Let's try to find sequences that jump around.
**Step 1: Choose X**
I thought of a sequence that diverges by jumping back and forth:
Let $$X_n = (-1)^n$$.
This sequence looks like: -1, 1, -1, 1, -1, 1, ...
It never settles on one number, so it's *divergent*! Perfect.

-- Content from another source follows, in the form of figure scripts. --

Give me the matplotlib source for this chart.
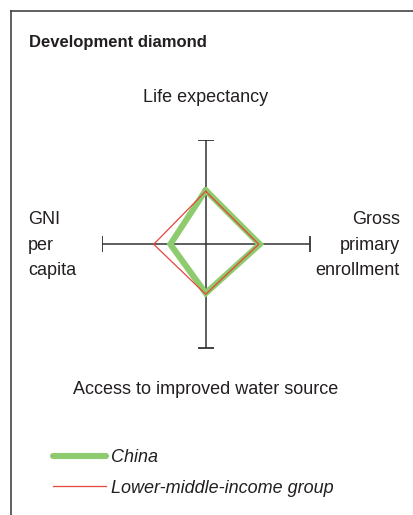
import numpy as np
import matplotlib.pyplot as plt
from matplotlib.lines import Line2D

plt.rcParams['font.family'] = ['Liberation Sans', 'DejaVu Sans']

# axes of the diamond, clockwise from top
axes_labels = ["Life expectancy", "Gross\nprimary\nenrollment",
               "Access to improved water source", "GNI\nper\ncapita"]
# values relative to the axis length (0..1)
china = [0.52, 0.52, 0.47, 0.34]
lmi_group = [0.51, 0.51, 0.48, 0.50]
series_names = ["China", "Lower-middle-income group"]

W, H = 413, 515
fig = plt.figure(figsize=(W / 100, H / 100), dpi=100)

# frame (only top and left visible)
fig.add_artist(Line2D([11 / W, 11 / W], [1 - 11 / H, 0], color='#444444', lw=1.2))
fig.add_artist(Line2D([11 / W, 1], [1 - 11 / H, 1 - 11 / H], color='#444444', lw=1.2))

fig.text(29 / W, 1 - 42 / H, "Development diamond", fontsize=12, fontweight='bold',
         color='#231f20', va='center', ha='left')

# diamond axes
cx, cy, r = 205.7, 244.3, 104
ax = fig.add_axes([(cx - r) / W, 1 - (cy + r) / H, 2 * r / W, 2 * r / H])
ax.set_xlim(-1, 1)
ax.set_ylim(-1, 1)
ax.axis('off')

ax.plot([-1, 1], [0, 0], color='#333333', lw=1.1)
ax.plot([0, 0], [-1, 1], color='#333333', lw=1.1)
ax.plot([-1, 1], [0, 0], ls='none', marker='|', ms=12, mew=1.3, color='#333333')
ax.plot([0, 0], [-1, 1], ls='none', marker='_', ms=12, mew=1.3, color='#333333')

angles = np.deg2rad([90, 0, -90, 180])


def to_xy(vals):
    v = np.array(vals + vals[:1])
    a = np.concatenate([angles, angles[:1]])
    return v * np.cos(a), v * np.sin(a)


x, y = to_xy(china)
l1, = ax.plot(x, y, color='#8dcb6e', lw=4.4, solid_joinstyle='miter',
              solid_capstyle='round', zorder=3)
x, y = to_xy(lmi_group)
l2, = ax.plot(x, y, color='#e8453c', lw=0.9, zorder=4)

txt = dict(fontsize=13, color='#231f20')
fig.text(cx / W, 1 - 98 / H, axes_labels[0], ha='center', va='center', **txt)
fig.text(400 / W, 1 - 245 / H, axes_labels[1], ha='right', va='center',
         multialignment='right', linespacing=1.65, **txt)
fig.text(cx / W, 1 - 390 / H, axes_labels[2], ha='center', va='center', **txt)
fig.text(28 / W, 1 - 245 / H, axes_labels[3], ha='left', va='center',
         multialignment='left', linespacing=1.65, **txt)

leg = fig.legend([l1, l2], series_names, loc='upper left',
                 bbox_to_anchor=(37 / W, 1 - 433 / H), frameon=False,
                 handlelength=2.9, handletextpad=0.3, labelspacing=0.75,
                 prop={'size': 13, 'style': 'italic'})
for t in leg.get_texts():
    t.set_color('#231f20')

fig.savefig("out.png", dpi=100)
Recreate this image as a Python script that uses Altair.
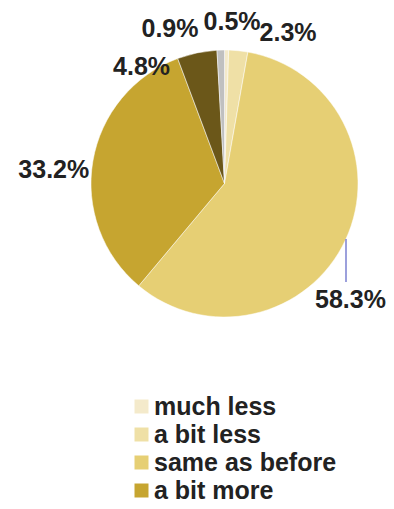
import math
import altair as alt
import pandas as pd

# ---- data ----
categories = ["much less", "a bit less", "same as before", "a bit more", "a lot more", "don't know"]
values = [0.5, 2.3, 58.3, 33.2, 4.8, 0.9]
labels = ["0.5%", "2.3%", "58.3%", "33.2%", "4.8%", "0.9%"]
colors = ["#F4EACB", "#EFE0A6", "#E6CF74", "#C6A530", "#6B5719", "#C0C0C0"]
legend_shown = ["much less", "a bit less", "same as before", "a bit more"]

df = pd.DataFrame({
    "category": categories,
    "value": values,
    "label": labels,
    "idx": list(range(len(categories))),
})

# ---- layout ----
W, H = 378, 493
CX, CY = 216.5, 175.5
R = 133.5
LABEL_R = 160
FONT = "Liberation Sans"
nudges = {  # label: (dx, dy)
    "0.5%": (5, -2),
    "2.3%": (47, 9),
    "0.9%": (-50, 5),
    "4.8%": (-50, 40),
    "33.2%": (-13, 14),
    "58.3%": (-19, 49),
}

base = alt.Chart(df)

pie = base.mark_arc(outerRadius=R, x=CX, y=CY, stroke="white", strokeWidth=0.5).encode(
    theta=alt.Theta("value:Q", stack=True),
    color=alt.Color(
        "category:N",
        sort=categories,
        scale=alt.Scale(domain=categories, range=colors),
        legend=alt.Legend(
            title=None,
            values=legend_shown,
            orient="none",
            legendX=121,
            legendY=386,
            direction="vertical",
            symbolType="square",
            symbolSize=196,
            symbolStrokeWidth=0,
            labelFont=FONT,
            labelFontSize=25,
            labelFontWeight="bold",
            labelColor="#222222",
            labelOffset=0,
            rowPadding=2,
            padding=0,
            labelLimit=400,
        ),
    ),
    order=alt.Order("idx:Q"),
)

stacked = base.transform_window(
    cum="sum(value)", sort=[alt.SortField("idx")]
).transform_calculate(
    mid="datum.cum - datum.value / 2"
)

label_layers = []
for lab in labels:
    dx, dy = nudges[lab]
    label_layers.append(
        stacked.transform_filter(alt.datum.label == lab).mark_text(
            x=CX, y=CY, radius=LABEL_R, dx=dx, dy=dy,
            font=FONT, fontSize=25, fontWeight="bold", color="#222222",
            align="center", baseline="middle",
        ).encode(
            theta=alt.Theta("mid:Q", scale=alt.Scale(domain=[0, 100], range=[0, 2 * math.pi])),
            text="label:N",
        )
    )

leader = base.transform_filter(alt.datum.label == "58.3%").mark_rule(
    color="#7B80D0", strokeWidth=1.5
).encode(x=alt.value(338), y=alt.value(231), y2=alt.value(274))

chart = alt.layer(pie, leader, *label_layers).properties(
    width=W, height=H, autosize="none", padding=0
).configure_view(stroke=None)

chart.save("out.html", embed_options={"renderer": "svg", "actions": False})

**Step 2: Choose Y so that X+Y converges**
Now, I need to find a sequence Y such that when I add it to X, the sum becomes something that converges.
If $$X_n$$ is -1, 1, -1, 1, ...
And I want $$X_n + Y_n$$ to be something simple, like maybe always 0.
If $$X_n + Y_n = 0$$, then $$Y_n = -X_n$$.
So, if $$X_n = (-1)^n$$, then $$Y_n = -(-1)^n$$.
We can also write $$-(-1)^n$$ as $$(-1) \times (-1)^n = (-1)^{1+n} = (-1)^{n+1}$$.
So, let $$Y_n = (-1)^{n+1}$$.
This sequence looks like: 1, -1, 1, -1, 1, -1, ...
Just like X, Y also jumps back and forth, so it's *divergent* too! Great!

Let's check their sum:
$$X_n + Y_n = (-1)^n + (-1)^{n+1}$$
If n is even (e.g., n=2), $$(-1)^2 + (-1)^{2+1} = 1 + (-1)^3 = 1 + (-1) = 0$$.
If n is odd (e.g., n=1), $$(-1)^1 + (-1)^{1+1} = (-1) + (-1)^2 = (-1) + 1 = 0$$.
No matter what n is, $$X_n + Y_n$$ is always 0!
So, the sequence $$X+Y$$ is (0, 0, 0, 0, ...), which *converges* to 0. This works for part (a)!

**Step 3: Check if X*Y also converges**
Now let's see what happens when we multiply X and Y:
$$X_n \times Y_n = (-1)^n \times (-1)^{n+1}$$
Remember that when you multiply powers with the same base, you add the exponents.
So, $$(-1)^n \times (-1)^{n+1} = (-1)^{n + (n+1)} = (-1)^{2n+1}$$.
The number $$2n+1$$ is *always* an odd number (because 2n is even, and an even number plus 1 is always odd).
And we know that (-1) raised to any odd power is always -1.
So, $$X_n \times Y_n$$ is always -1!
The sequence $$X \times Y$$ is (-1, -1, -1, -1, ...), which *converges* to -1. This works for part (b)!

So, these two sequences, $$X_n = (-1)^n$$ and $$Y_n = (-1)^{n+1}$$, are perfect examples! They both diverge, but their sum and their product both converge. It's like they're doing a fancy math dance where they cancel each other out just right!